The Malaysian government is currently studying an approach to the end-of-life vehicle (ELV) management policy, with plans to implement it by 2025. This was revealed by Science, Technology, and Innovation Minister Adham Baba, who said that such a policy was necessary to make sure that components from old cars can be reused instead of being thrown away.

The minister further added that the excess amount of dilapidated vehicles may result in dengue outbreaks as there is currently no policy for proper disposal of the scraps. He also said that Malaysia will be looking at Singapore and Japan to draft the ELV framework as the two countries are experts in ELV recycling.

car end of life age limit vehicle elv
Photo: Lim Lip Eng/Facebook

Speaking of recycling, Adham went on to say that 70% of dismantled items from the ELV practice can be exported to other countries, with the potential for it to reach RM10 billion for the related industries. The ELV Research Consortium which is made up of Universiti Teknologi Malaysia (UTM), Universiti Kebangsaan Malaysia (UKM), and Universiti Teknikal Malaysia Melaka (UTeM) have signed an MoU with the Malaysia Automotive Recyclers Association (MAARA) to resolve the issue of ELVs through recycling or upcycling.

Based on May 2022 data from the Ministry of Transport, Malaysia has a total of 33 million registered vehicles, although 19 million of them are at least a decade old.

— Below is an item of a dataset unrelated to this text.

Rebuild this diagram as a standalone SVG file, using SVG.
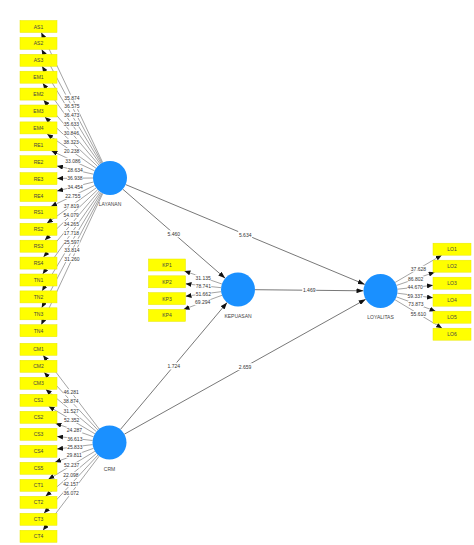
<svg xmlns="http://www.w3.org/2000/svg" width="474" height="545" viewBox="0 0 474 545">
<style>
.bg{fill:#ffffff}
.ind rect{fill:#ffff00;stroke:#e8e800;stroke-width:0.5}
.ind text{font-family:"Liberation Sans",Arial,sans-serif;font-size:5px;fill:#444;text-anchor:middle;dominant-baseline:central}
.lv circle{fill:#1a90ff}
.lv text{font-family:"Liberation Sans",Arial,sans-serif;font-size:5px;fill:#444;text-anchor:middle;dominant-baseline:central}
.ld line{stroke:#666;stroke-width:0.6;marker-end:url(#a)}
.sp line{stroke:#555;stroke-width:0.8;marker-end:url(#b)}
.lb rect{fill:#ffffff}
.lb text{font-family:"Liberation Sans",Arial,sans-serif;font-size:5px;fill:#333;text-anchor:middle;dominant-baseline:central}
</style>
<defs>
<marker id="a" markerUnits="userSpaceOnUse" markerWidth="6" markerHeight="5" refX="6" refY="2.5" orient="auto"><path d="M0,0 L6,2.5 L0,5 z" fill="#111"/></marker>
<marker id="b" markerUnits="userSpaceOnUse" markerWidth="7" markerHeight="5" refX="7" refY="2.5" orient="auto"><path d="M0,0 L7,2.5 L0,5 z" fill="#111"/></marker>
</defs>
<rect class="bg" x="0" y="0" width="474" height="545"/>

<g id="connectors">
<g class="sp">
<line x1="122.8" y1="189.2" x2="225.2" y2="278.3"/>
<line x1="125.7" y1="184.6" x2="364.8" y2="284.4"/>
<line x1="255" y1="289.7" x2="363.5" y2="290.8"/>
<line x1="120.4" y1="429.5" x2="227.1" y2="302.5"/>
<line x1="124.3" y1="434.2" x2="365.7" y2="299.3"/>
</g>
<g class="ld">
<line x1="102.7" y1="162.6" x2="41.3" y2="32.5"/>
<line x1="102.0" y1="163.0" x2="41.7" y2="49.4"/>
<line x1="101.2" y1="163.5" x2="42.1" y2="66.3"/>
<line x1="100.2" y1="164.1" x2="42.8" y2="83.2"/>
<line x1="99.0" y1="165.1" x2="43.6" y2="100.1"/>
<line x1="97.6" y1="166.4" x2="44.9" y2="117.0"/>
<line x1="96.1" y1="168.3" x2="47.1" y2="134.0"/>
<line x1="94.6" y1="170.8" x2="51.4" y2="150.8"/>
<line x1="93.4" y1="174.2" x2="57" y2="165.9"/>
<line x1="93.0" y1="178.0" x2="57" y2="178.4"/>
<line x1="93.5" y1="182.0" x2="57" y2="191.0"/>
<line x1="94.7" y1="185.4" x2="51.0" y2="206.4"/>
<line x1="96.2" y1="187.9" x2="46.9" y2="223.3"/>
<line x1="97.7" y1="189.7" x2="44.8" y2="240.2"/>
<line x1="99.1" y1="191.0" x2="43.5" y2="257.1"/>
<line x1="100.3" y1="191.9" x2="42.7" y2="274.0"/>
<line x1="101.2" y1="192.6" x2="42.1" y2="290.9"/>
<line x1="102.1" y1="193.1" x2="41.7" y2="307.8"/>
<line x1="102.8" y1="193.4" x2="41.3" y2="324.7"/>

<line x1="99.2" y1="429.0" x2="43.1" y2="355.3"/>
<line x1="97.9" y1="430.1" x2="44.1" y2="372.3"/>
<line x1="96.4" y1="431.6" x2="45.7" y2="389.3"/>
<line x1="94.9" y1="433.8" x2="48.6" y2="406.3"/>
<line x1="93.5" y1="436.8" x2="55.4" y2="423.3"/>
<line x1="92.6" y1="440.5" x2="57" y2="436.4"/>
<line x1="92.6" y1="444.6" x2="57" y2="449.0"/>
<line x1="93.5" y1="448.3" x2="55.0" y2="462.3"/>
<line x1="94.9" y1="451.3" x2="48.4" y2="479.3"/>
<line x1="96.5" y1="453.5" x2="45.6" y2="496.3"/>
<line x1="98.0" y1="455.0" x2="44.0" y2="513.3"/>
<line x1="99.2" y1="456.1" x2="43.0" y2="530.3"/>

<line x1="221.9" y1="284.0" x2="184.4" y2="271.0"/>
<line x1="221.1" y1="287.7" x2="185.5" y2="283.8"/>
<line x1="221.1" y1="291.7" x2="185.5" y2="296.2"/>
<line x1="222.0" y1="295.3" x2="183.5" y2="309.4"/>

<line x1="395.2" y1="282.4" x2="441.7" y2="255.2"/>
<line x1="396.6" y1="285.4" x2="434.7" y2="272.2"/>
<line x1="397.4" y1="289.2" x2="433" y2="285.3"/>
<line x1="397.4" y1="293.2" x2="433" y2="297.8"/>
<line x1="396.5" y1="296.9" x2="435.6" y2="311.2"/>
<line x1="395.1" y1="299.8" x2="442.1" y2="328.2"/>
</g>
<g class="lb">
<rect x="166.8" y="230.3" width="14" height="7"/><text x="173.8" y="233.8">5.460</text>
<rect x="238.2" y="231" width="14" height="7"/><text x="245.2" y="234.5">5.634</text>
<rect x="302.2" y="286.7" width="14" height="7"/><text x="309.2" y="290.2">1.469</text>
<rect x="166.8" y="362.5" width="14" height="7"/><text x="173.8" y="366">1.724</text>
<rect x="238" y="363.2" width="14" height="7"/><text x="245" y="366.7">2.659</text>

<rect x="64" y="94.6" width="16" height="6"/><text x="72.0" y="97.6">35.874</text>
<rect x="63.9" y="103.2" width="16" height="6"/><text x="71.9" y="106.2">36.575</text>
<rect x="63.7" y="111.9" width="16" height="6"/><text x="71.7" y="114.9">36.473</text>
<rect x="63.5" y="120.7" width="16" height="6"/><text x="71.5" y="123.7">35.633</text>
<rect x="63.3" y="129.6" width="16" height="6"/><text x="71.3" y="132.6">30.846</text>
<rect x="63.2" y="138.7" width="16" height="6"/><text x="71.2" y="141.7">38.323</text>
<rect x="63.6" y="148.1" width="16" height="6"/><text x="71.6" y="151.1">20.238</text>
<rect x="65" y="157.8" width="16" height="6"/><text x="73.0" y="160.8">33.086</text>
<rect x="67.2" y="167.1" width="16" height="6"/><text x="75.2" y="170.1">28.634</text>
<rect x="67" y="175.3" width="16" height="6"/><text x="75.0" y="178.3">36.938</text>
<rect x="67.2" y="183.5" width="16" height="6"/><text x="75.2" y="186.5">34.454</text>
<rect x="64.8" y="192.9" width="16" height="6"/><text x="72.8" y="195.9">22.755</text>
<rect x="63.5" y="202.6" width="16" height="6"/><text x="71.5" y="205.6">37.819</text>
<rect x="63.2" y="212" width="16" height="6"/><text x="71.2" y="215.0">54.079</text>
<rect x="63.3" y="221" width="16" height="6"/><text x="71.3" y="224.0">34.265</text>
<rect x="63.5" y="230" width="16" height="6"/><text x="71.5" y="233.0">17.718</text>
<rect x="63.7" y="238.7" width="16" height="6"/><text x="71.7" y="241.7">25.597</text>
<rect x="63.9" y="247.4" width="16" height="6"/><text x="71.9" y="250.4">33.814</text>
<rect x="64" y="256.1" width="16" height="6"/><text x="72.0" y="259.1">31.260</text>

<rect x="63.2" y="389.2" width="16" height="6"/><text x="71.2" y="392.2">46.281</text>
<rect x="63" y="398.2" width="16" height="6"/><text x="71.0" y="401.2">38.874</text>
<rect x="63.1" y="407.5" width="16" height="6"/><text x="71.1" y="410.5">31.527</text>
<rect x="63.7" y="417" width="16" height="6"/><text x="71.7" y="420.0">52.352</text>
<rect x="66.4" y="427.1" width="16" height="6"/><text x="74.4" y="430.1">24.287</text>
<rect x="66.8" y="435.5" width="16" height="6"/><text x="74.8" y="438.5">36.613</text>
<rect x="66.8" y="443.8" width="16" height="6"/><text x="74.8" y="446.8">25.833</text>
<rect x="66.3" y="452.3" width="16" height="6"/><text x="74.3" y="455.3">29.811</text>
<rect x="63.7" y="462.3" width="16" height="6"/><text x="71.7" y="465.3">52.237</text>
<rect x="63" y="471.9" width="16" height="6"/><text x="71.0" y="474.9">22.098</text>
<rect x="63" y="481.1" width="16" height="6"/><text x="71.0" y="484.1">42.157</text>
<rect x="63.2" y="490.2" width="16" height="6"/><text x="71.2" y="493.2">36.072</text>

<rect x="195.2" y="274.5" width="16" height="6"/><text x="203.2" y="277.5">31.135</text>
<rect x="195.3" y="282.7" width="16" height="6"/><text x="203.3" y="285.7">78.741</text>
<rect x="195.3" y="290.9" width="16" height="6"/><text x="203.3" y="293.9">51.662</text>
<rect x="194.7" y="299.4" width="16" height="6"/><text x="202.7" y="302.4">69.294</text>

<rect x="410.5" y="265.8" width="16" height="6"/><text x="418.5" y="268.8">37.628</text>
<rect x="407.6" y="275.8" width="16" height="6"/><text x="415.6" y="278.8">86.802</text>
<rect x="407.2" y="284.2" width="16" height="6"/><text x="415.2" y="287.2">44.670</text>
<rect x="407.2" y="292.5" width="16" height="6"/><text x="415.2" y="295.5">59.337</text>
<rect x="408" y="301" width="16" height="6"/><text x="416.0" y="304.0">73.873</text>
<rect x="410.5" y="311" width="16" height="6"/><text x="418.5" y="314.0">55.610</text>
</g>
</g>

<g id="LAYANAN" class="lv"><circle cx="110" cy="178" r="17"/><text x="110" y="204">LAYANAN</text></g>
<g id="CRM" class="lv"><circle cx="109.5" cy="442.5" r="17"/><text x="109.5" y="468.5">CRM</text></g>
<g id="KEPUASAN" class="lv"><circle cx="238" cy="289.5" r="17"/><text x="238" y="316">KEPUASAN</text></g>
<g id="LOYALITAS" class="lv"><circle cx="380.5" cy="291" r="17"/><text x="380.5" y="317">LOYALITAS</text></g>

<g id="AS1" class="ind"><rect x="20" y="20.5" width="37" height="12"/><text x="38.5" y="26.5">AS1</text></g>
<g id="AS2" class="ind"><rect x="20" y="37.4" width="37" height="12"/><text x="38.5" y="43.4">AS2</text></g>
<g id="AS3" class="ind"><rect x="20" y="54.3" width="37" height="12"/><text x="38.5" y="60.3">AS3</text></g>
<g id="EM1" class="ind"><rect x="20" y="71.2" width="37" height="12"/><text x="38.5" y="77.2">EM1</text></g>
<g id="EM2" class="ind"><rect x="20" y="88.1" width="37" height="12"/><text x="38.5" y="94.1">EM2</text></g>
<g id="EM3" class="ind"><rect x="20" y="105" width="37" height="12"/><text x="38.5" y="111">EM3</text></g>
<g id="EM4" class="ind"><rect x="20" y="121.9" width="37" height="12"/><text x="38.5" y="127.9">EM4</text></g>
<g id="RE1" class="ind"><rect x="20" y="138.8" width="37" height="12"/><text x="38.5" y="144.8">RE1</text></g>
<g id="RE2" class="ind"><rect x="20" y="155.7" width="37" height="12"/><text x="38.5" y="161.7">RE2</text></g>
<g id="RE3" class="ind"><rect x="20" y="172.6" width="37" height="12"/><text x="38.5" y="178.6">RE3</text></g>
<g id="RE4" class="ind"><rect x="20" y="189.5" width="37" height="12"/><text x="38.5" y="195.5">RE4</text></g>
<g id="RS1" class="ind"><rect x="20" y="206.4" width="37" height="12"/><text x="38.5" y="212.4">RS1</text></g>
<g id="RS2" class="ind"><rect x="20" y="223.3" width="37" height="12"/><text x="38.5" y="229.3">RS2</text></g>
<g id="RS3" class="ind"><rect x="20" y="240.2" width="37" height="12"/><text x="38.5" y="246.2">RS3</text></g>
<g id="RS4" class="ind"><rect x="20" y="257.1" width="37" height="12"/><text x="38.5" y="263.1">RS4</text></g>
<g id="TN1" class="ind"><rect x="20" y="274" width="37" height="12"/><text x="38.5" y="280">TN1</text></g>
<g id="TN2" class="ind"><rect x="20" y="290.9" width="37" height="12"/><text x="38.5" y="296.9">TN2</text></g>
<g id="TN3" class="ind"><rect x="20" y="307.8" width="37" height="12"/><text x="38.5" y="313.8">TN3</text></g>
<g id="TN4" class="ind"><rect x="20" y="324.7" width="37" height="12"/><text x="38.5" y="330.7">TN4</text></g>

<g id="CM1" class="ind"><rect x="20" y="343.3" width="37" height="12"/><text x="38.5" y="349.3">CM1</text></g>
<g id="CM2" class="ind"><rect x="20" y="360.3" width="37" height="12"/><text x="38.5" y="366.3">CM2</text></g>
<g id="CM3" class="ind"><rect x="20" y="377.3" width="37" height="12"/><text x="38.5" y="383.3">CM3</text></g>
<g id="CS1" class="ind"><rect x="20" y="394.3" width="37" height="12"/><text x="38.5" y="400.3">CS1</text></g>
<g id="CS2" class="ind"><rect x="20" y="411.3" width="37" height="12"/><text x="38.5" y="417.3">CS2</text></g>
<g id="CS3" class="ind"><rect x="20" y="428.3" width="37" height="12"/><text x="38.5" y="434.3">CS3</text></g>
<g id="CS4" class="ind"><rect x="20" y="445.3" width="37" height="12"/><text x="38.5" y="451.3">CS4</text></g>
<g id="CS5" class="ind"><rect x="20" y="462.3" width="37" height="12"/><text x="38.5" y="468.3">CS5</text></g>
<g id="CT1" class="ind"><rect x="20" y="479.3" width="37" height="12"/><text x="38.5" y="485.3">CT1</text></g>
<g id="CT2" class="ind"><rect x="20" y="496.3" width="37" height="12"/><text x="38.5" y="502.3">CT2</text></g>
<g id="CT3" class="ind"><rect x="20" y="513.3" width="37" height="12"/><text x="38.5" y="519.3">CT3</text></g>
<g id="CT4" class="ind"><rect x="20" y="530.3" width="37" height="12"/><text x="38.5" y="536.3">CT4</text></g>

<g id="KP1" class="ind"><rect x="148.5" y="259" width="37" height="12"/><text x="167" y="265">KP1</text></g>
<g id="KP2" class="ind"><rect x="148.5" y="275.8" width="37" height="12"/><text x="167" y="281.8">KP2</text></g>
<g id="KP3" class="ind"><rect x="148.5" y="292.6" width="37" height="12"/><text x="167" y="298.6">KP3</text></g>
<g id="KP4" class="ind"><rect x="148.5" y="309.4" width="37" height="12"/><text x="167" y="315.4">KP4</text></g>

<g id="LO1" class="ind"><rect x="433" y="243.2" width="38" height="12"/><text x="452" y="249.2">LO1</text></g>
<g id="LO2" class="ind"><rect x="433" y="260.2" width="38" height="12"/><text x="452" y="266.2">LO2</text></g>
<g id="LO3" class="ind"><rect x="433" y="277.2" width="38" height="12"/><text x="452" y="283.2">LO3</text></g>
<g id="LO4" class="ind"><rect x="433" y="294.2" width="38" height="12"/><text x="452" y="300.2">LO4</text></g>
<g id="LO5" class="ind"><rect x="433" y="311.2" width="38" height="12"/><text x="452" y="317.2">LO5</text></g>
<g id="LO6" class="ind"><rect x="433" y="328.2" width="38" height="12"/><text x="452" y="334.2">LO6</text></g>
</svg>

The figure, which was revealed during a time when Klang Valley was facing major congestion issues, sparked worries about the increasing rate of vehicle ownership exceeding the country’s population but was promptly quelled when a former transport minister explained that the number included old, inactive vehicles as Malaysia lacked a proper ELV policy.

traffic jam congestion klang valley

This prompted a proposal by UKM for vehicles over a decade old to be scrapped, although the current Transport Minister, Wee Ka Siong, quickly rejected the idea as it was “a complex matter“. Wee instead suggested that the government provide a complete public transport system before implementing such a policy for vehicles.